#### Work required:
Count the lines below that contain the word "chart", and reply with that number alone.

#### Data block:
****************

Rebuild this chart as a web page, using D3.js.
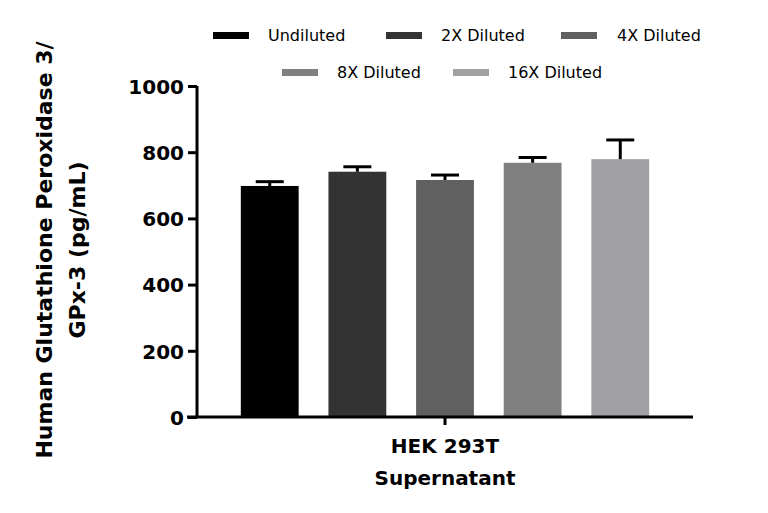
<!DOCTYPE html>
<html>
<head>
<meta charset="utf-8">
<script src="https://cdn.jsdelivr.net/npm/d3@7"></script>
<style>
  body { margin: 0; background: #fff; }
  svg text { font-family: "DejaVu Sans", "Noto Sans", sans-serif; }
</style>
</head>
<body>
<div id="chart"></div>
<script>
"use strict";

/* ── Data ── */
const groups  = ["HEK 293T Supernatant"];
const series  = ["Undiluted", "2X Diluted", "4X Diluted", "8X Diluted", "16X Diluted"];
const means   = [698, 741, 716, 768, 779];
const errors  = [13, 15, 15, 16, 58];
const colours = ["#000000", "#333333", "#606060", "#808080", "#a1a1a4"];
const yTicks  = [0, 200, 400, 600, 800, 1000];

/* ── Dimensions ── */
const W = 768, H = 513;
const margin = { top: 86, right: 75, bottom: 96, left: 197 };
const width  = W - margin.left - margin.right;
const height = H - margin.top - margin.bottom;

const svg = d3.select("#chart").append("svg")
  .attr("width", W).attr("height", H);

const g = svg.append("g")
  .attr("transform", `translate(${margin.left},${margin.top})`);

/* ── Scales ── */
const x0 = d3.scaleBand().domain(groups).range([0, width])
  .paddingInner(0).paddingOuter(0.066);
const x1 = d3.scaleBand().domain(series).range([0, x0.bandwidth()])
  .paddingInner(0.34).paddingOuter(0.17);
const y = d3.scaleLinear().domain([0, 1000]).range([height, 0]);

/* ── Bars ── */
const rows = series.map((s, i) => ({ group: groups[0], key: s, value: means[i], err: errors[i], col: colours[i] }));

const bars = g.selectAll(".bar-g").data(rows).join("g")
  .attr("transform", d => `translate(${x0(d.group) + x1(d.key)},0)`);

bars.append("rect")
  .attr("x", 0)
  .attr("y", d => y(d.value))
  .attr("width", x1.bandwidth())
  .attr("height", d => height - y(d.value))
  .attr("fill", d => d.col);

/* ── Error bars (upper only) ── */
const capW = 28;
bars.append("line")
  .attr("x1", x1.bandwidth() / 2).attr("x2", x1.bandwidth() / 2)
  .attr("y1", d => y(d.value)).attr("y2", d => y(d.value + d.err))
  .attr("stroke", "#000").attr("stroke-width", 3);
bars.append("line")
  .attr("x1", x1.bandwidth() / 2 - capW / 2).attr("x2", x1.bandwidth() / 2 + capW / 2)
  .attr("y1", d => y(d.value + d.err)).attr("y2", d => y(d.value + d.err))
  .attr("stroke", "#000").attr("stroke-width", 3);

/* ── Y axis ── */
g.append("g")
  .call(d3.axisLeft(y).tickValues(yTicks).tickSize(9).tickPadding(4).tickFormat(d3.format("d")))
  .call(a => {
    a.select(".domain").attr("stroke", "#000").attr("stroke-width", 3)
      .attr("d", `M0,${y(1000)}V${height}`);
    a.selectAll(".tick line").attr("stroke", "#000").attr("stroke-width", 3);
    a.selectAll(".tick text").attr("fill", "#000").attr("font-size", "20px")
      .attr("font-weight", "bold").attr("dy", "0.36em");
  });

/* ── X axis ── */
g.append("g")
  .attr("transform", `translate(0,${height})`)
  .call(d3.axisBottom(x0).tickSize(8).tickFormat(""))
  .call(a => {
    a.select(".domain").attr("stroke", "#000").attr("stroke-width", 3)
      .attr("d", `M-10,0H${width}`);
    a.selectAll(".tick line").attr("stroke", "#000").attr("stroke-width", 3);
  });

const cx = x0(groups[0]) + x0.bandwidth() / 2;
const xl = g.append("text")
  .attr("x", cx)
  .attr("y", height + 36)
  .attr("text-anchor", "middle")
  .attr("font-size", "20px").attr("font-weight", "bold").attr("fill", "#000");
xl.append("tspan").attr("x", cx).text("HEK 293T");
xl.append("tspan").attr("x", cx).attr("dy", 32).text("Supernatant");

/* ── Y title ── */
const yt = svg.append("text")
  .attr("transform", "translate(52,250) rotate(-90)")
  .attr("text-anchor", "middle")
  .attr("font-size", "22px").attr("font-weight", "bold").attr("fill", "#000");
yt.append("tspan").attr("x", 0).text("Human Glutathione Peroxidase 3/");
yt.append("tspan").attr("x", 0).attr("dy", 33).text("GPx-3 (pg/mL)");

/* ── Legend ── */
const legendPos = [
  { sx: 213, tx: 268, y: 35 },
  { sx: 386, tx: 441, y: 35 },
  { sx: 561, tx: 617, y: 35 },
  { sx: 282, tx: 337, y: 72 },
  { sx: 453, tx: 508, y: 72 }
];
const leg = svg.selectAll(".legend").data(rows).join("g").attr("class", "legend");
leg.append("rect")
  .attr("x", (d, i) => legendPos[i].sx)
  .attr("y", (d, i) => legendPos[i].y - 3)
  .attr("width", 36).attr("height", 7)
  .attr("fill", d => d.col);
leg.append("text")
  .attr("x", (d, i) => legendPos[i].tx)
  .attr("y", (d, i) => legendPos[i].y)
  .attr("dy", "0.35em")
  .attr("font-size", "16px").attr("fill", "#000")
  .text(d => d.key);
</script>
</body>
</html>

****************

#### Response to this task:
3